The exercise
Quote every line below exactly and skip any picture.
━━━━━━━━━━
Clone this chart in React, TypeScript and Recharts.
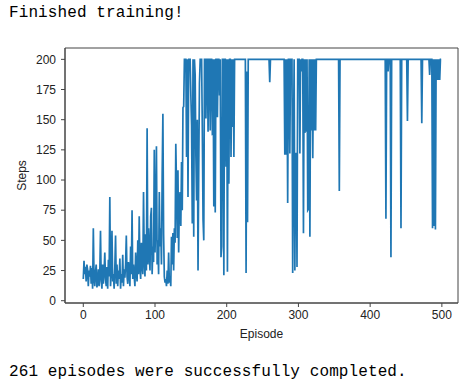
import {
  LineChart,
  Line,
  XAxis,
  YAxis,
  ReferenceArea,
} from 'recharts'

// steps per episode (episodes 0..499, 20 per row)
const steps = [
  18, 33, 22, 28, 16, 30, 26, 12, 25, 20, 29, 14, 27, 10, 60, 18, 12, 24, 30, 11,
  15, 26, 12, 22, 58, 16, 10, 30, 14, 24, 40, 18, 12, 28, 10, 34, 20, 86, 12, 25,
  58, 16, 22, 10, 28, 54, 14, 30, 12, 25, 18, 35, 10, 22, 15, 38, 12, 26, 19, 30,
  54, 20, 14, 32, 24, 12, 45, 22, 75, 18, 30, 20, 12, 40, 25, 16, 50, 22, 70, 28,
  18, 48, 30, 22, 90, 35, 20, 55, 25, 143, 30, 60, 38, 25, 70, 77, 22, 45, 32, 125,
  40, 65, 128, 30, 50, 22, 90, 45, 60, 30, 105, 155, 55, 20, 15, 18, 12, 25, 14, 40,
  15, 20, 12, 53, 30, 56, 25, 60, 48, 130, 95, 52, 108, 40, 85, 90, 62, 115, 75, 160,
  161, 200, 200, 200, 119, 200, 86, 200, 200, 200, 170, 145, 64, 200, 53, 200, 187, 120, 83, 150,
  25, 110, 180, 200, 200, 200, 140, 67, 50, 200, 200, 151, 200, 200, 140, 200, 200, 141, 200, 200,
  137, 200, 78, 200, 73, 200, 200, 152, 200, 200, 170, 200, 36, 45, 200, 200, 21, 200, 200, 111,
  200, 24, 200, 97, 200, 200, 119, 200, 144, 200, 119, 200, 200, 200, 200, 200, 200, 200, 200, 200,
  200, 200, 200, 200, 200, 200, 200, 23, 190, 65, 200, 200, 200, 200, 200, 200, 200, 200, 200, 200,
  200, 200, 200, 200, 200, 200, 200, 200, 200, 200, 200, 200, 200, 200, 200, 200, 200, 200, 200, 200,
  181, 200, 200, 200, 200, 200, 200, 200, 200, 200, 200, 200, 200, 200, 200, 200, 200, 200, 200, 200,
  200, 121, 200, 121, 200, 81, 200, 200, 122, 200, 200, 200, 23, 122, 200, 25, 122, 122, 28, 200,
  200, 200, 122, 200, 190, 200, 200, 56, 200, 139, 200, 140, 200, 75, 76, 200, 53, 200, 141, 200,
  118, 200, 141, 200, 141, 200, 200, 200, 200, 200, 200, 200, 200, 200, 200, 200, 200, 200, 200, 200,
  200, 200, 200, 200, 200, 200, 200, 200, 200, 200, 200, 200, 200, 200, 200, 200, 200, 91, 200, 200,
  200, 200, 200, 200, 200, 200, 200, 200, 200, 200, 200, 200, 200, 200, 200, 200, 200, 200, 200, 200,
  200, 200, 200, 200, 200, 200, 200, 200, 200, 200, 200, 200, 200, 200, 200, 200, 200, 200, 200, 200,
  200, 200, 200, 200, 200, 200, 200, 200, 200, 200, 200, 200, 200, 200, 200, 200, 200, 200, 200, 200,
  200, 200, 68, 200, 200, 190, 200, 200, 200, 36, 200, 200, 200, 200, 200, 200, 200, 200, 200, 200,
  200, 200, 200, 60, 200, 200, 200, 200, 200, 200, 200, 200, 149, 200, 200, 200, 200, 200, 200, 200,
  200, 200, 200, 200, 200, 200, 200, 200, 200, 200, 200, 200, 147, 200, 200, 200, 200, 200, 200, 200,
  200, 200, 200, 187, 200, 200, 200, 60, 200, 62, 200, 59, 200, 183, 200, 183, 200, 183, 200, 200,
]

const xTicks = [0, 100, 200, 300, 400, 500]
const yTicks = [0, 25, 50, 75, 100, 125, 150, 175, 200]

const X_DOMAIN: [number, number] = [-25.5, 522.5]
const Y_DOMAIN: [number, number] = [-1.9, 209.4]

const data = steps.map((s, i) => ({ episode: i, steps: s }))

const MONO = "'Liberation Mono', 'Courier New', monospace"
const SANS = "'Liberation Sans', Arial, sans-serif"
const tickStyle = { fill: '#222', fontSize: 12, fontFamily: SANS }

export default function App() {
  return (
    <div style={{ position: 'fixed', left: 0, top: 0, width: 474, height: 388, background: '#fff' }}>
      <div style={{ position: 'absolute', left: 9, top: 4, fontFamily: MONO, fontSize: 16, lineHeight: '18px', color: '#000', letterSpacing: 0.1 }}>
        Finished training!
      </div>
      <div style={{ position: 'absolute', left: 0, top: 0 }}>
        <LineChart width={474} height={388} data={data} margin={{ top: 48, right: 16, bottom: 45, left: 0 }}>
          <XAxis
            dataKey="episode"
            type="number"
            domain={X_DOMAIN}
            ticks={xTicks}
            allowDataOverflow
            height={40}
            tickSize={4}
            tickMargin={3}
            tick={tickStyle}
            stroke="#444"
            label={{ value: 'Episode', position: 'insideBottom', offset: 5, style: { fill: '#222', fontSize: 12, fontFamily: SANS } }}
          />
          <YAxis
            type="number"
            domain={Y_DOMAIN}
            ticks={yTicks}
            allowDataOverflow
            width={65}
            tickSize={4}
            tickMargin={5}
            tick={tickStyle}
            stroke="#444"
            label={{ value: 'Steps', angle: -90, position: 'insideLeft', offset: 22, style: { textAnchor: 'middle', fill: '#222', fontSize: 12, fontFamily: SANS } }}
          />
          <ReferenceArea
            x1={X_DOMAIN[0]}
            x2={X_DOMAIN[1]}
            y1={Y_DOMAIN[0]}
            y2={Y_DOMAIN[1]}
            fill="none"
            stroke="#444"
            strokeWidth={1}
            ifOverflow="visible"
          />
          <Line
            type="linear"
            dataKey="steps"
            stroke="#1f77b4"
            strokeWidth={1.7}
            dot={false}
            activeDot={false}
            isAnimationActive={false}
          />
        </LineChart>
      </div>
      <div style={{ position: 'absolute', left: 9, top: 363, fontFamily: MONO, fontSize: 16, lineHeight: '18px', color: '#000', letterSpacing: 0.1 }}>
        261 episodes were successfully completed.
      </div>
    </div>
  )
}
━━━━━━━━━━
Full response
Clone this chart in React, TypeScript and Recharts.
import {
  LineChart,
  Line,
  XAxis,
  YAxis,
  ReferenceArea,
} from 'recharts'

// steps per episode (episodes 0..499, 20 per row)
const steps = [
  18, 33, 22, 28, 16, 30, 26, 12, 25, 20, 29, 14, 27, 10, 60, 18, 12, 24, 30, 11,
  15, 26, 12, 22, 58, 16, 10, 30, 14, 24, 40, 18, 12, 28, 10, 34, 20, 86, 12, 25,
  58, 16, 22, 10, 28, 54, 14, 30, 12, 25, 18, 35, 10, 22, 15, 38, 12, 26, 19, 30,
  54, 20, 14, 32, 24, 12, 45, 22, 75, 18, 30, 20, 12, 40, 25, 16, 50, 22, 70, 28,
  18, 48, 30, 22, 90, 35, 20, 55, 25, 143, 30, 60, 38, 25, 70, 77, 22, 45, 32, 125,
  40, 65, 128, 30, 50, 22, 90, 45, 60, 30, 105, 155, 55, 20, 15, 18, 12, 25, 14, 40,
  15, 20, 12, 53, 30, 56, 25, 60, 48, 130, 95, 52, 108, 40, 85, 90, 62, 115, 75, 160,
  161, 200, 200, 200, 119, 200, 86, 200, 200, 200, 170, 145, 64, 200, 53, 200, 187, 120, 83, 150,
  25, 110, 180, 200, 200, 200, 140, 67, 50, 200, 200, 151, 200, 200, 140, 200, 200, 141, 200, 200,
  137, 200, 78, 200, 73, 200, 200, 152, 200, 200, 170, 200, 36, 45, 200, 200, 21, 200, 200, 111,
  200, 24, 200, 97, 200, 200, 119, 200, 144, 200, 119, 200, 200, 200, 200, 200, 200, 200, 200, 200,
  200, 200, 200, 200, 200, 200, 200, 23, 190, 65, 200, 200, 200, 200, 200, 200, 200, 200, 200, 200,
  200, 200, 200, 200, 200, 200, 200, 200, 200, 200, 200, 200, 200, 200, 200, 200, 200, 200, 200, 200,
  181, 200, 200, 200, 200, 200, 200, 200, 200, 200, 200, 200, 200, 200, 200, 200, 200, 200, 200, 200,
  200, 121, 200, 121, 200, 81, 200, 200, 122, 200, 200, 200, 23, 122, 200, 25, 122, 122, 28, 200,
  200, 200, 122, 200, 190, 200, 200, 56, 200, 139, 200, 140, 200, 75, 76, 200, 53, 200, 141, 200,
  118, 200, 141, 200, 141, 200, 200, 200, 200, 200, 200, 200, 200, 200, 200, 200, 200, 200, 200, 200,
  200, 200, 200, 200, 200, 200, 200, 200, 200, 200, 200, 200, 200, 200, 200, 200, 200, 91, 200, 200,
  200, 200, 200, 200, 200, 200, 200, 200, 200, 200, 200, 200, 200, 200, 200, 200, 200, 200, 200, 200,
  200, 200, 200, 200, 200, 200, 200, 200, 200, 200, 200, 200, 200, 200, 200, 200, 200, 200, 200, 200,
  200, 200, 200, 200, 200, 200, 200, 200, 200, 200, 200, 200, 200, 200, 200, 200, 200, 200, 200, 200,
  200, 200, 68, 200, 200, 190, 200, 200, 200, 36, 200, 200, 200, 200, 200, 200, 200, 200, 200, 200,
  200, 200, 200, 60, 200, 200, 200, 200, 200, 200, 200, 200, 149, 200, 200, 200, 200, 200, 200, 200,
  200, 200, 200, 200, 200, 200, 200, 200, 200, 200, 200, 200, 147, 200, 200, 200, 200, 200, 200, 200,
  200, 200, 200, 187, 200, 200, 200, 60, 200, 62, 200, 59, 200, 183, 200, 183, 200, 183, 200, 200,
]

const xTicks = [0, 100, 200, 300, 400, 500]
const yTicks = [0, 25, 50, 75, 100, 125, 150, 175, 200]

const X_DOMAIN: [number, number] = [-25.5, 522.5]
const Y_DOMAIN: [number, number] = [-1.9, 209.4]

const data = steps.map((s, i) => ({ episode: i, steps: s }))

const MONO = "'Liberation Mono', 'Courier New', monospace"
const SANS = "'Liberation Sans', Arial, sans-serif"
const tickStyle = { fill: '#222', fontSize: 12, fontFamily: SANS }

export default function App() {
  return (
    <div style={{ position: 'fixed', left: 0, top: 0, width: 474, height: 388, background: '#fff' }}>
      <div style={{ position: 'absolute', left: 9, top: 4, fontFamily: MONO, fontSize: 16, lineHeight: '18px', color: '#000', letterSpacing: 0.1 }}>
        Finished training!
      </div>
      <div style={{ position: 'absolute', left: 0, top: 0 }}>
        <LineChart width={474} height={388} data={data} margin={{ top: 48, right: 16, bottom: 45, left: 0 }}>
          <XAxis
            dataKey="episode"
            type="number"
            domain={X_DOMAIN}
            ticks={xTicks}
            allowDataOverflow
            height={40}
            tickSize={4}
            tickMargin={3}
            tick={tickStyle}
            stroke="#444"
            label={{ value: 'Episode', position: 'insideBottom', offset: 5, style: { fill: '#222', fontSize: 12, fontFamily: SANS } }}
          />
          <YAxis
            type="number"
            domain={Y_DOMAIN}
            ticks={yTicks}
            allowDataOverflow
            width={65}
            tickSize={4}
            tickMargin={5}
            tick={tickStyle}
            stroke="#444"
            label={{ value: 'Steps', angle: -90, position: 'insideLeft', offset: 22, style: { textAnchor: 'middle', fill: '#222', fontSize: 12, fontFamily: SANS } }}
          />
          <ReferenceArea
            x1={X_DOMAIN[0]}
            x2={X_DOMAIN[1]}
            y1={Y_DOMAIN[0]}
            y2={Y_DOMAIN[1]}
            fill="none"
            stroke="#444"
            strokeWidth={1}
            ifOverflow="visible"
          />
          <Line
            type="linear"
            dataKey="steps"
            stroke="#1f77b4"
            strokeWidth={1.7}
            dot={false}
            activeDot={false}
            isAnimationActive={false}
          />
        </LineChart>
      </div>
      <div style={{ position: 'absolute', left: 9, top: 363, fontFamily: MONO, fontSize: 16, lineHeight: '18px', color: '#000', letterSpacing: 0.1 }}>
        261 episodes were successfully completed.
      </div>
    </div>
  )
}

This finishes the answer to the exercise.